A roofing square is a standard ordering unit equal to 100 square feet of roof surface. Because suppliers price shingles, underlayment, and accessories around squares, converting measurements into squares helps control waste and compare bids. When a product is three bundles per square, each bundle covers about 33.3 square feet.

2) Why surface area matters more than footprint

A building footprint is smaller than the true roof surface. Sloped planes add area, and features like valleys, hips, dormers, and ridges increase cutting. Measure surface area when possible, or apply a pitch adjustment to footprint dimensions.

3) Plane-by-plane takeoffs

For many roofs, splitting the surface into planes improves accuracy. Measure each plane from eave to ridge and multiply length × width, then sum across planes. This method handles additions and complex shapes better than a single “total area” estimate.

4) Pitch factor for quick conversions

When you only have horizontal dimensions, multiply footprint area by a pitch factor: √(1 + (rise/12)²). A 4/12 pitch is about 1.054, a 6/12 pitch is about 1.118, and a 12/12 pitch is about 1.414. Steeper roofs typically increase staging time, safety controls, and cut loss.

5) Waste allowances with practical ranges

Waste covers starter courses, ridge caps, cuts, breakage, and small measurement errors. Simple gable roofs often land around 5–10%. Roofs with many valleys, hips, penetrations, or short courses commonly need 10–15% or more. If you plan pattern shingles, closed-cut valleys, or extensive ridge/hip caps, lean toward the higher end.

6) Bundles per square and ordering strategy

Many asphalt shingles package as three bundles per square, but heavier architectural products may require four or five. This calculator rounds up whole squares for ordering and converts them into bundles, which helps crews stage pallets and prevent shortages. For purchasing, also consider pallet counts and delivery timing so materials arrive in workable drops.
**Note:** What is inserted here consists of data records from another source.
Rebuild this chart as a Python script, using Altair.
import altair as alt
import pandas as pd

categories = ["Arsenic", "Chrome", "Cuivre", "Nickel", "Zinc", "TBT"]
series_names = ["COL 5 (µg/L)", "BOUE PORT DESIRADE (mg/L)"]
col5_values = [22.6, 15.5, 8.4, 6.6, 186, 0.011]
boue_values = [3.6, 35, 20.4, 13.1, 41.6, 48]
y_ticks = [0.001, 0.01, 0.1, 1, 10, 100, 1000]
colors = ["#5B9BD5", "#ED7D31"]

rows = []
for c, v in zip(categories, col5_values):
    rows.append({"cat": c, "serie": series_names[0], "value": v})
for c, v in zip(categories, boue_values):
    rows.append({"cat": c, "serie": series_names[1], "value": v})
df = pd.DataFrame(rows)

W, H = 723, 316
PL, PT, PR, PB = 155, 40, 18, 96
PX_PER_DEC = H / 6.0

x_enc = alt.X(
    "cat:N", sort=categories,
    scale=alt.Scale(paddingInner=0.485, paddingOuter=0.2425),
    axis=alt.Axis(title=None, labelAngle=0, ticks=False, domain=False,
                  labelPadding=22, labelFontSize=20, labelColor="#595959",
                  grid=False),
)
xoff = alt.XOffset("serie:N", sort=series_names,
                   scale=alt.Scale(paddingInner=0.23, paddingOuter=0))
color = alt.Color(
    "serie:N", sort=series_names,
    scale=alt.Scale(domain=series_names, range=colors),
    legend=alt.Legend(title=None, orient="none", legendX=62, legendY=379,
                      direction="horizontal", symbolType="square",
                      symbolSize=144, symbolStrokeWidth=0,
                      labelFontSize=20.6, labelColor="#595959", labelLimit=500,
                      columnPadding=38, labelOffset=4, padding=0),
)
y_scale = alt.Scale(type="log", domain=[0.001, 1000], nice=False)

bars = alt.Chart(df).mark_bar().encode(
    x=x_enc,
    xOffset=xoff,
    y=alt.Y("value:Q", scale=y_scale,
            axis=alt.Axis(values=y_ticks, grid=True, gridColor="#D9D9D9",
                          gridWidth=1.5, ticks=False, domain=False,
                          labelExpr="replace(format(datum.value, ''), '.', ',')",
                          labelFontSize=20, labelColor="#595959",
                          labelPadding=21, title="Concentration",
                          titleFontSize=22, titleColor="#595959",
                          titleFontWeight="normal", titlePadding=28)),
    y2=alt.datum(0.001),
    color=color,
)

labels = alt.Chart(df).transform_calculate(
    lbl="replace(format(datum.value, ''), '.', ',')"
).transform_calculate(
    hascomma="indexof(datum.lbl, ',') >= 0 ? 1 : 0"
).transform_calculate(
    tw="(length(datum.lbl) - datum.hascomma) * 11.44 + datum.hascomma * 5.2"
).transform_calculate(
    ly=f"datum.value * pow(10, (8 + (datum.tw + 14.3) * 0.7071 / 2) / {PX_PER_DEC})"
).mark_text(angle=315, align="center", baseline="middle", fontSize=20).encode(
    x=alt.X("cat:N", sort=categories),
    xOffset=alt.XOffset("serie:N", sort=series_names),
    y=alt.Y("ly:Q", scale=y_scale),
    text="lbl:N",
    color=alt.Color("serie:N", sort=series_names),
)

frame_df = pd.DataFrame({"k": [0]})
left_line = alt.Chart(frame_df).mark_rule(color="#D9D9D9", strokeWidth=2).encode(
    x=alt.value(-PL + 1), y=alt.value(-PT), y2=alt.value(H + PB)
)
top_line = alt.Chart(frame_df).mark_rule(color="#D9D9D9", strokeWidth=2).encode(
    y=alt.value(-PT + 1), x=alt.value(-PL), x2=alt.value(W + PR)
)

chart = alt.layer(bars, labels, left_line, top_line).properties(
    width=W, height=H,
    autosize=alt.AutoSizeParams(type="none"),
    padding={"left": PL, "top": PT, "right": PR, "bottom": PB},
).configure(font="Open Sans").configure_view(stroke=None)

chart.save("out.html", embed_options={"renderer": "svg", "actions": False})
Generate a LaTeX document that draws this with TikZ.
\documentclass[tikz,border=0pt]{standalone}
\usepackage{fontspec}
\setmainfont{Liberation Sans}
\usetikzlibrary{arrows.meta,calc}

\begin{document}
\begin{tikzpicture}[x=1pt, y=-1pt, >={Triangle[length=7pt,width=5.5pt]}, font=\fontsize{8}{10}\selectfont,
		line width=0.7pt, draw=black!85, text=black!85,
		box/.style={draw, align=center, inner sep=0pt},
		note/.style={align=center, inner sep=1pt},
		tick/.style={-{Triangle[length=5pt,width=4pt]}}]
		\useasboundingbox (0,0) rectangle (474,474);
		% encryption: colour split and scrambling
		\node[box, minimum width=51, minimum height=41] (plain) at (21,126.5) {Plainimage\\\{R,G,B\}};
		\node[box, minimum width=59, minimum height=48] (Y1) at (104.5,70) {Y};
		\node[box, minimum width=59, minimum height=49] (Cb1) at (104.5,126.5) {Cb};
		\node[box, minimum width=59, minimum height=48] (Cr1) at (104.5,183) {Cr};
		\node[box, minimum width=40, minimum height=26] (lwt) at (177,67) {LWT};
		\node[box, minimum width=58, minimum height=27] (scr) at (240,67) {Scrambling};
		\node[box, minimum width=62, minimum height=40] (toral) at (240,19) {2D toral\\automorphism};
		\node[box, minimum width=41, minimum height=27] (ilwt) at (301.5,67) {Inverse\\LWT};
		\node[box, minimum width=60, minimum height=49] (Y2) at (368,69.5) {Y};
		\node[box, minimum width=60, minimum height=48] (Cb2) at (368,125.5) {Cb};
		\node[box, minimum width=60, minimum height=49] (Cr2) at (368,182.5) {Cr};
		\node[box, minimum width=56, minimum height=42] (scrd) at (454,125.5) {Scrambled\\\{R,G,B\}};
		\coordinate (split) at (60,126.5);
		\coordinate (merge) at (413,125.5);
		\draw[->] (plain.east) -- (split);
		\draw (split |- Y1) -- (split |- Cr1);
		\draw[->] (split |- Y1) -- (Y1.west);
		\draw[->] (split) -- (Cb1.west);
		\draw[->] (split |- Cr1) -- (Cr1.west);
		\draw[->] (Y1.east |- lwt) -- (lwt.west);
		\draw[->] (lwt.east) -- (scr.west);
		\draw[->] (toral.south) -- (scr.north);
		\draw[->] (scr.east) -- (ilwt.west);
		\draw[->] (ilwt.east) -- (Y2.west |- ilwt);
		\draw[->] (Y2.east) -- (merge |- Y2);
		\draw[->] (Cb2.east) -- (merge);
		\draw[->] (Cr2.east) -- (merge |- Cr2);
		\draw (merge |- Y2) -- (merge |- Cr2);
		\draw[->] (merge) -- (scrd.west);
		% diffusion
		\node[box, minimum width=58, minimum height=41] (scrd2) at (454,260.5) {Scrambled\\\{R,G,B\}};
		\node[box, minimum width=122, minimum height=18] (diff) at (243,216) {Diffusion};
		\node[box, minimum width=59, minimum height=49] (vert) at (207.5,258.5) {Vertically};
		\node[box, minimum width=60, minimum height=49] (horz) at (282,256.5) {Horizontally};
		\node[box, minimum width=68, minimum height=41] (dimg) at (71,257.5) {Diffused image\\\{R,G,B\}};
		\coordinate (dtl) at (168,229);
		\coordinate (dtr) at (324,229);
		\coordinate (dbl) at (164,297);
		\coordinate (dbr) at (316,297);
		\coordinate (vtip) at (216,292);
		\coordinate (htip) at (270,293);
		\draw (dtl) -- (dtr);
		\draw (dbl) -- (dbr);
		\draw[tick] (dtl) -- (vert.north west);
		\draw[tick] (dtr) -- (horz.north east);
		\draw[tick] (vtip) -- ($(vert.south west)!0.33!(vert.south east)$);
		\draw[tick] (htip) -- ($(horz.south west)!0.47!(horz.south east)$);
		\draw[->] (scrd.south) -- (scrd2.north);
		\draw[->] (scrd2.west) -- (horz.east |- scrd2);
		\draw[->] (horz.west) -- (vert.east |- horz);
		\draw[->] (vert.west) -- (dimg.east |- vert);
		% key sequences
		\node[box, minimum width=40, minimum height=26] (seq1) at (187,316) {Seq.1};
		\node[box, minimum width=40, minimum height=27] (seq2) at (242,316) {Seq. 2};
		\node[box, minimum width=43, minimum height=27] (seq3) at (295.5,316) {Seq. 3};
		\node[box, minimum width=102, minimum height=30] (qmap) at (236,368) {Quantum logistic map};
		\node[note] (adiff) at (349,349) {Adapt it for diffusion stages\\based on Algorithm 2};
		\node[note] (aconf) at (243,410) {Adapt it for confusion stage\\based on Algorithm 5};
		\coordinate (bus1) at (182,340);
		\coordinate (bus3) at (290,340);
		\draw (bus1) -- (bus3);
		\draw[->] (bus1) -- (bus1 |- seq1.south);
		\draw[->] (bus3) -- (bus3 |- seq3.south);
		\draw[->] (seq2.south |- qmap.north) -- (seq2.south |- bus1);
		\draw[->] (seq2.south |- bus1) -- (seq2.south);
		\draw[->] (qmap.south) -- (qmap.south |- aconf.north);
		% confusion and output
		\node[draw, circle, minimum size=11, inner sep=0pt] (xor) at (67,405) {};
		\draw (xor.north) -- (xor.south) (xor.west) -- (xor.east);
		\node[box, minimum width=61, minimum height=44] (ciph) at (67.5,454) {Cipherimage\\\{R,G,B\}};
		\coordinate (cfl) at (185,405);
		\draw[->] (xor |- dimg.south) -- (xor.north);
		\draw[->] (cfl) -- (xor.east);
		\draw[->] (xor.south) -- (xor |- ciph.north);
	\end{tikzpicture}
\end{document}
7) Underlayment coverage and overlaps

Underlayment rolls are rated by nominal coverage, but overlaps reduce effective coverage. If you expect ice-and-water shield at eaves, valleys, and penetrations, treat it as an added allowance. For large jobs, consider adding one spare roll.

8) Bid-quality checks before exporting

Validate inputs by comparing calculated squares against footprint ÷ 100 and checking pitch realism. Confirm the product’s bundles-per-square on packaging, then export the CSV or PDF so your estimate, purchase order, and schedule stay aligned. As a planning reference, many residential crews install roughly 8–12 squares per day, depending on access and complexity.

FAQs

1) What is one roofing square?

One roofing square equals 100 square feet of roof surface area. It is a common unit used to price, estimate, and order many roofing materials.

2) Should I enter footprint area or roof surface area?

Enter roof surface area if you have it. If you only have footprint dimensions, use the footprint and pitch method to apply a slope adjustment for a closer estimate.

3) What waste percentage should I use?

Use 5–10% for simple gable roofs. Use 10–15% for roofs with valleys, hips, dormers, or many penetrations. Increase waste if shingle layout is highly fragmented.

4) Why does the calculator round up squares to order?

Suppliers sell full bundles, and crews need a buffer for cuts and breakage. Rounding up whole squares helps prevent shortages that create delays and reorders.

5) How many bundles are in a square?

Often three bundles make one square for standard asphalt shingles. Some thicker products require four or five. Always verify packaging details for the specific shingle line.

6) Does underlayment roll coverage include overlaps?

No. Coverage is usually nominal. Overlaps at seams reduce effective coverage, so rounding up is recommended. Add extra for steep slopes, wide laps, or high-wind exposure.

7) Can I use this for metal roofing panels?

You can estimate total squares for surface area, but panel ordering depends on panel width, seam type, and run lengths. Use squares as a starting point, then complete a panel layout.

Accurate squares help reduce waste, delays, and costs overall.